Written by attorney Sebastian Gibson

The California Accident Injury Statute of Limitations - How Long You Have To Sue Under Civil Procedu

The California Accident Injury Statute of Limitations is contained in Code of Civil Procedure Section 335.1. It applies to accident cases, injury claims and wrongful death situations. This is the statute that tells how long, i.e., how many years a person has to file a lawsuit and sue someone who has negligently caused an injury to or death of another in an accident. Those cases to which this statute applies include accidents of all kinds - auto, truck, motorcycle, bike, car, pedestrian, bicycle, slip and falls, dog bites and wrongful deaths. The statute is also applicable to actions for assault and battery caused by the wrongful act or neglect of another and to actions for defective products, also known as product liability cases.

California Code of Civil Procedure Section 335.1 provides:

335.1. Within two years: An action for assault, battery, or injury to, or for the death of, an individual caused by the wrongful act or neglect of another.

The statute thus means that an individual has only two years in which to file a lawsuit for their damages resulting from a personal injury or wrongful death. When the statutory time, in this case, two years, has passed, a person loses the right to file a lawsuit for their damages or other relief.

When does the statutory time period start to run? Normally a statute of limitations starts on the date of the injury. However, there can be exceptions to the rule, for instance in medical malpractice cases.

General exceptions to the rule include the following. If the party at fault for the accident is a public entity such as a city, county, state, school, or public transport service, just to give a few examples, a claim must be made against the public entity within 6 months. There are additional time limitations in which to file a lawsuit after a public entity denies the 6 month claim. There are also different time periods for cases based upon exposure to asbestos.

The statute of limitations can also be tolled (stopped from running for some period of time) if the injured person was not mentally competent at the time of the accident but this does not mean that because an injured person was hospitalized, on medication or drunk or even unconscious for some time that the statute will be extended in these circumstances.

Minors have a longer period of time to sue. The statute is extended for minors and they may bring an action for a period of time after their 18th birthday. To be safe, any such lawsuits should be filed by the injured person who was a minor at the time of their accident, within one year after their 18th birthday if it has not been filed previously by the parents of the minor. Also to be safe, any claims against public entities should still be filed by the parents of the minor within 6 months of the accident. Although many attorneys believe that a minor has two years after their 18th birthday to file a lawsuit due to the change in the statute of limitations for adults some years ago, our advice is not to wait that long in case the statute is applied oddly by some court down the road, especially to accidents occurring prior to the change in the statute.
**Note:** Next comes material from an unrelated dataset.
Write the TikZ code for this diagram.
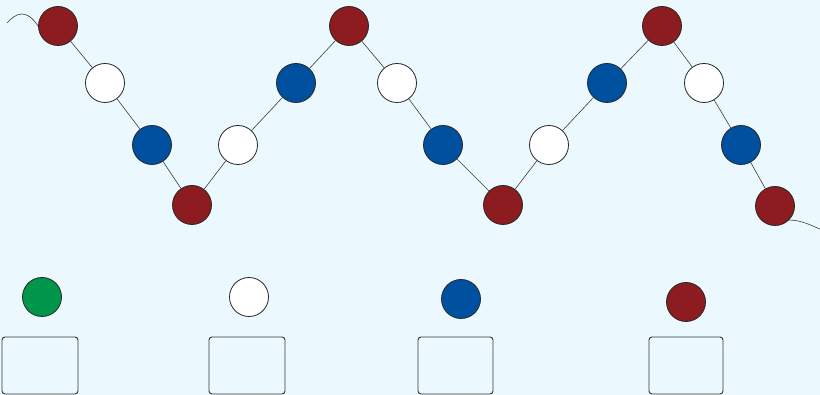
\documentclass[tikz,border=0pt]{standalone}
\definecolor{bg}{RGB}{235,249,254}
\definecolor{bead red}{RGB}{140,28,32}
\definecolor{bead blue}{RGB}{0,80,160}
\definecolor{bead green}{RGB}{0,150,75}
\definecolor{edge}{RGB}{60,60,60}
\pgfdeclarelayer{back}
\pgfdeclarelayer{links}
\pgfsetlayers{back,links,main}
\begin{document}
\begin{tikzpicture}[x=1pt,y=-1pt,
  bead/.style={circle,draw=black!85,line width=0.8pt,minimum size=39pt,inner sep=0pt},
  rb/.style={bead,fill=bead red},
  bb/.style={bead,fill=bead blue},
  wb/.style={bead,fill=white},
  gb/.style={bead,fill=bead green},
  link/.style={draw=edge,line width=0.6pt},
  slot/.style={draw=black!80,line width=0.9pt,rounded corners=3pt,minimum height=57pt}]
\begin{pgfonlayer}{back}
\fill[bg] (0,0) rectangle (820,395);
\end{pgfonlayer}
\useasboundingbox (0,0) rectangle (820,395);
% chain
\node[rb] (r1) at (58,26) {};
\node[wb] (w1) at (105,83) {};
\node[bb] (b1) at (152,145) {};
\node[rb] (r2) at (192,205) {};
\node[wb] (w2) at (238,145) {};
\node[bb] (b2) at (296,83) {};
\node[rb] (r3) at (349,26) {};
\node[wb] (w3) at (397,83) {};
\node[bb] (b3) at (443,145) {};
\node[rb] (r4) at (503,205) {};
\node[wb] (w4) at (549,145) {};
\node[bb] (b4) at (607,83) {};
\node[rb] (r5) at (662,26) {};
\node[wb] (w5) at (704,83) {};
\node[bb] (b5) at (741,145) {};
\node[rb] (r6) at (775,206) {};
\coordinate (lend) at (7,23);
\coordinate (rend) at (820,229);
\begin{pgfonlayer}{links}
\draw[link] (lend) .. controls (16,13) and (26,8) .. (r1.west);
\draw[link] (r6.south east) .. controls (802,220) and (812,226) .. (rend);
\foreach \a/\b in {r1/w1,w1/b1,b1/r2,r2/w2,w2/b2,b2/r3,r3/w3,w3/b3,b3/r4,r4/w4,w4/b4,b4/r5,r5/w5,w5/b5,b5/r6}
  \draw[link] (\a) -- (\b);
\end{pgfonlayer}
% legend beads and boxes
\node[gb] (g) at (42,297) {};
\node[wb] (lw) at (249,297) {};
\node[bb] (lb) at (461,299) {};
\node[rb] (lr) at (686,302) {};
\node[slot,minimum width=76pt] (s1) at (40,365.5) {};
\node[slot,minimum width=76pt] (s2) at (247,365.5) {};
\node[slot,minimum width=75pt] (s3) at (455.5,365.5) {};
\node[slot,minimum width=74pt] (s4) at (686,365.5) {};
\end{tikzpicture}
\end{document}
There are different statutes of limitations which apply to medical malpractice cases and the rules for minors in such cases are also different. As our law firm does not specialize in medical malpractice, it is best to consult with a medical malpractice attorney regarding those statutes of limitations.

The statute of limitations is also different for cases involving childhood sexual abuse and cases involving libel, slander, false imprisonment, fraud and the many other non-tort areas of law, such as in contract and real estate actions, debt collections and in criminal cases.
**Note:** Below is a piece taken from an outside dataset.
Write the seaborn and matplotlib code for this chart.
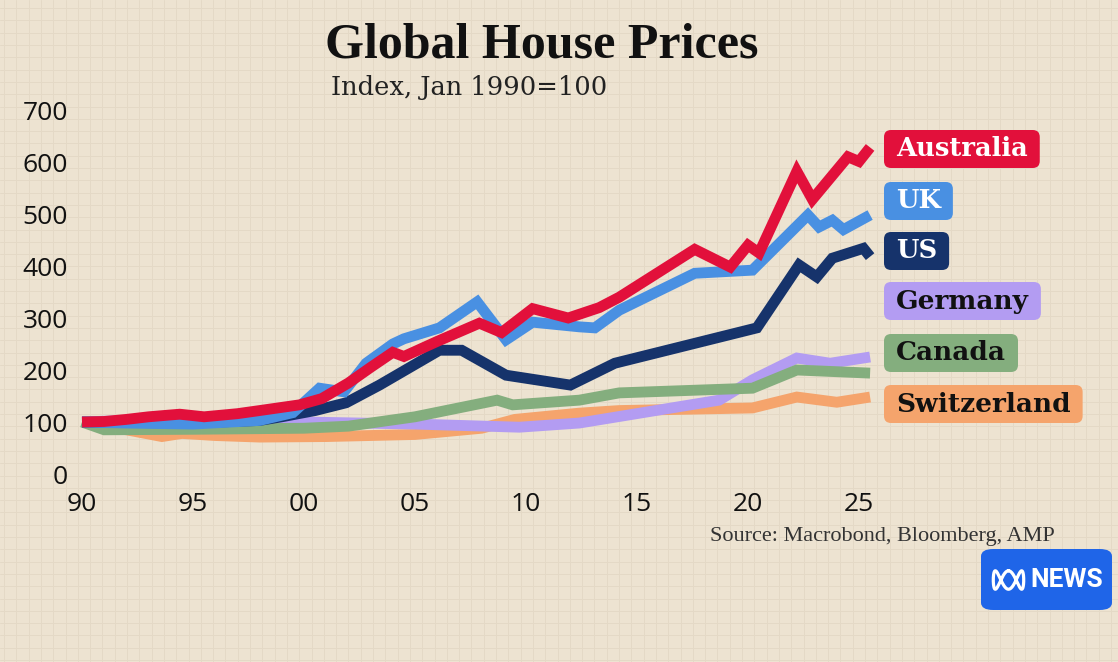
"""
Global house prices, index Jan 1990 = 100
"""
import numpy as np
import pandas as pd
import seaborn as sns
import matplotlib
matplotlib.use('Agg')
import matplotlib.pyplot as plt
from matplotlib.patches import FancyBboxPatch
from matplotlib.transforms import IdentityTransform

# ==================== data ====================
years_au = [1990, 1991, 1992, 1993, 1994.4, 1995.5, 1997, 1998, 1999.8, 2000.8, 2002, 2003,
            2004.0, 2004.5, 2006, 2007.9, 2008.9, 2010.3, 2011.9, 2013.3, 2014.2, 2017.6,
            2019.2, 2020, 2020.5, 2022.2, 2022.9, 2024.5, 2025, 2025.5]
vals_au = [100, 101, 105, 110, 115, 110, 116, 122, 133, 145, 175, 205,
           234, 226, 255, 290, 272, 318, 300, 320, 340, 432,
           398, 440, 425, 582, 528, 610, 601, 628]

years_uk = [1990, 1992, 1995, 1998, 1999.5, 2000.7, 2001.8, 2002.8, 2004.0, 2004.5, 2006.1,
            2007.8, 2009.1, 2010.3, 2012.4, 2013.1, 2014.2, 2017.6, 2020.2, 2022.7, 2023.2,
            2023.8, 2024.3, 2025.5]
vals_uk = [100, 98, 96, 103, 118, 165, 158, 213, 250, 260, 281,
           331, 258, 292, 283, 281, 315, 386, 392, 498, 475,
           488, 470, 498]

years_us = [1990, 1995, 1998, 1999, 2000.5, 2001.9, 2003.4, 2006.1, 2007.1, 2009.1, 2012,
            2014, 2020.4, 2022.3, 2023.1, 2023.8, 2025.2, 2025.5]
vals_us = [100, 98, 103, 110, 122, 137, 171, 238, 238, 190, 171,
           213, 281, 402, 379, 415, 434, 418]

years_de = [1990, 1992, 1995, 2000, 2005, 2009.7, 2012.4, 2018.7, 2020.2, 2022.2, 2023.7, 2025.5]
vals_de = [100, 103, 101, 100, 96, 90, 98, 142, 181, 223, 213, 225]

years_ca = [1990, 1991, 1995, 2000, 2002, 2005, 2008.7, 2009.4, 2012.4, 2014.2, 2020.2, 2022.2, 2025.5]
vals_ca = [100, 85, 86, 88, 92, 110, 142, 133, 142, 156, 165, 200, 194]

years_ch = [1990, 1991, 1992, 1993.6, 1994.5, 1996, 1998, 2001, 2005, 2008, 2009.5, 2012.4,
            2014.2, 2020.2, 2022.2, 2024, 2025.5]
vals_ch = [100, 96, 85, 72, 78, 74, 71, 72, 76, 88, 105, 117,
           122, 127, 148, 138, 148]

countries = ['Australia', 'UK', 'US', 'Germany', 'Canada', 'Switzerland']
colors = ['#E2103B', '#4990E2', '#16336B', '#B39CF2', '#84AE7E', '#F5A46C']
text_colors = ['white', 'white', 'white', '#111111', '#111111', '#111111']
draw_order = ['Switzerland', 'Germany', 'Canada', 'US', 'UK', 'Australia']

x_ticks = [1990, 1995, 2000, 2005, 2010, 2015, 2020, 2025]
x_ticklabels = ['90', '95', '00', '05', '10', '15', '20', '25']
y_ticks = [0, 100, 200, 300, 400, 500, 600, 700]

# ==================== style ====================
BG = '#EDE3D1'
GRID = '#E4D9C6'
W, H = 1118, 662

sns.set_theme(style='white')
plt.rcParams['font.family'] = ['Open Sans', 'DejaVu Sans']

series = [(years_au, vals_au), (years_uk, vals_uk), (years_us, vals_us),
          (years_de, vals_de), (years_ca, vals_ca), (years_ch, vals_ch)]
df = pd.concat([pd.DataFrame({'year': y, 'index': v, 'country': c})
                for c, (y, v) in zip(countries, series)], ignore_index=True)
palette = dict(zip(countries, colors))

fig = plt.figure(figsize=(W / 100, H / 100), dpi=100, facecolor=BG)

# graph-paper background
bg = fig.add_axes([0, 0, 1, 1], zorder=0)
bg.set_facecolor(BG)
bg.set_xlim(0, W)
bg.set_ylim(0, H)
bg.set_xticks(np.arange(4, W, 12.3))
bg.set_yticks(np.arange(2, H, 12.3))
bg.grid(True, color=GRID, linewidth=0.7)
bg.tick_params(length=0, labelbottom=False, labelleft=False)
for s in bg.spines.values():
    s.set_visible(False)

# main chart
ax = fig.add_axes([70.9 / W, 1 - 474 / H, 810.3 / W, 364 / H], zorder=1)
ax.patch.set_alpha(0)
sns.lineplot(data=df, x='year', y='index', hue='country', hue_order=draw_order,
             palette=palette, estimator=None, sort=False, linewidth=7.8,
             legend=False, ax=ax, solid_joinstyle='miter', solid_capstyle='butt')
ax.set_xlim(1989.5, 2026)
ax.set_ylim(0, 700)
ax.set_xticks(x_ticks)
ax.set_xticklabels(x_ticklabels)
ax.set_yticks(y_ticks)
ax.set_xlabel('')
ax.set_ylabel('')
ax.tick_params(axis='x', length=0, labelsize=19, pad=13, colors='#111111')
ax.tick_params(axis='y', length=0, labelsize=19, pad=2, colors='#111111')
ax.grid(False)
sns.despine(ax=ax, left=True, bottom=True)

# titles
fig.text(325 / W, 1 - 46 / H, 'Global House Prices', family='Liberation Serif',
         weight='bold', size=36, va='center', ha='left', color='#111111')
fig.text(331 / W, 1 - 87 / H, 'Index, Jan 1990=100', family='DejaVu Serif',
         size=18.5, va='center', ha='left', color='#222222')

# country labels on rounded boxes
label_y = [149, 201, 251, 301, 353, 404]
labels = []
for name, tcol, ypx in zip(countries, text_colors, label_y):
    labels.append(fig.text(896 / W, 1 - ypx / H, name, family='DejaVu Serif',
                           weight='bold', size=18.5 if tcol == 'white' else 19,
                           color=tcol, va='center', ha='left', zorder=6))
fig.canvas.draw()
renderer = fig.canvas.get_renderer()
for txt, col, ypx in zip(labels, colors, label_y):
    bb = txt.get_window_extent(renderer)
    fig.add_artist(FancyBboxPatch((bb.x0 - 12, H - ypx - 19), bb.width + 24, 38,
                                  boxstyle='round,pad=0,rounding_size=7',
                                  transform=IdentityTransform(), fc=col, ec='none', zorder=5))

# source
fig.text(1055 / W, 1 - 536 / H, 'Source: Macrobond, Bloomberg, AMP', family='Liberation Serif',
         size=16, color='#333333', va='center', ha='right')

# ABC NEWS badge
fig.add_artist(FancyBboxPatch((981 / W, 1 - 610 / H), 131 / W, 61 / H,
                              boxstyle='round,pad=0,rounding_size=0.011',
                              transform=fig.transFigure, fc='#1F65E8', ec='none', zorder=4))
logo = fig.add_axes([991 / W, 1 - 592 / H, 35 / W, 24 / H], zorder=6)
t = np.linspace(0, 2 * np.pi, 400)
logo.plot(np.sin(t), np.cos(3 * t), color='white', linewidth=2.3)
logo.set_xlim(-1.15, 1.15)
logo.set_ylim(-1.3, 1.3)
logo.axis('off')
fig.text(1030 / W, 1 - 580 / H, 'NEWS', family='Roboto', weight='bold', size=19,
         color='white', va='center', ha='left', zorder=7)

fig.savefig('out.png', dpi=100, facecolor=BG)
A claim for damages for a personal injury, such as an auto accident, can, of course be made at any time after an accident to an insurance company or the person who caused the injury. However, if the matter has not been settled before the period of time in the statute - two years, the right of the injured person to be paid for their injuries and to file a lawsuit will be extinguished. As an example, if a person notifies an insurance company of their injuries soon after an accident but the matter is not settled by the time the two year period is up and no lawsuit is filed by the individual within the two years, the insurance company will have no obligation to pay the injured person, even though a claim was made and even if there were negotiations, if there was no settlement.
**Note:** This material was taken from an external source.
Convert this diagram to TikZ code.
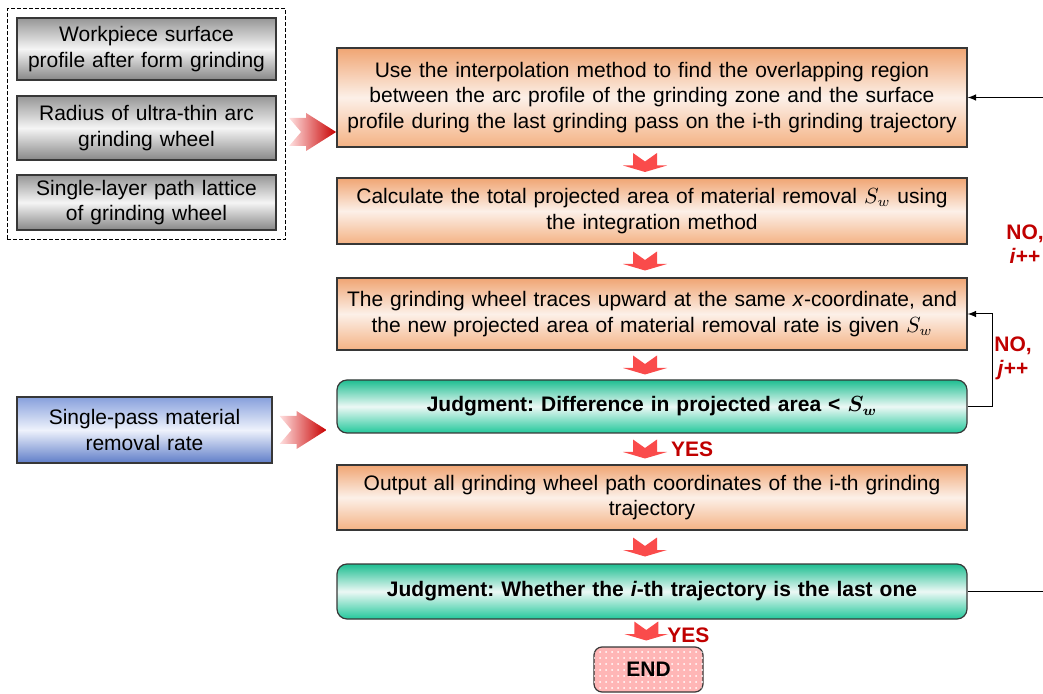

Due to how insurance companies treat individuals without an attorney, however, a person injured in an auto accident should always retain an attorney to represent them at the earliest possible date after an accident. Unless you haven’t been injured and won’t be needing medical treatment, an experienced and reputable personal injury lawyer will almost always be able to obtain a considerably larger settlement from an insurance company and a larger amount for you, even after the attorney’s fees and costs are paid.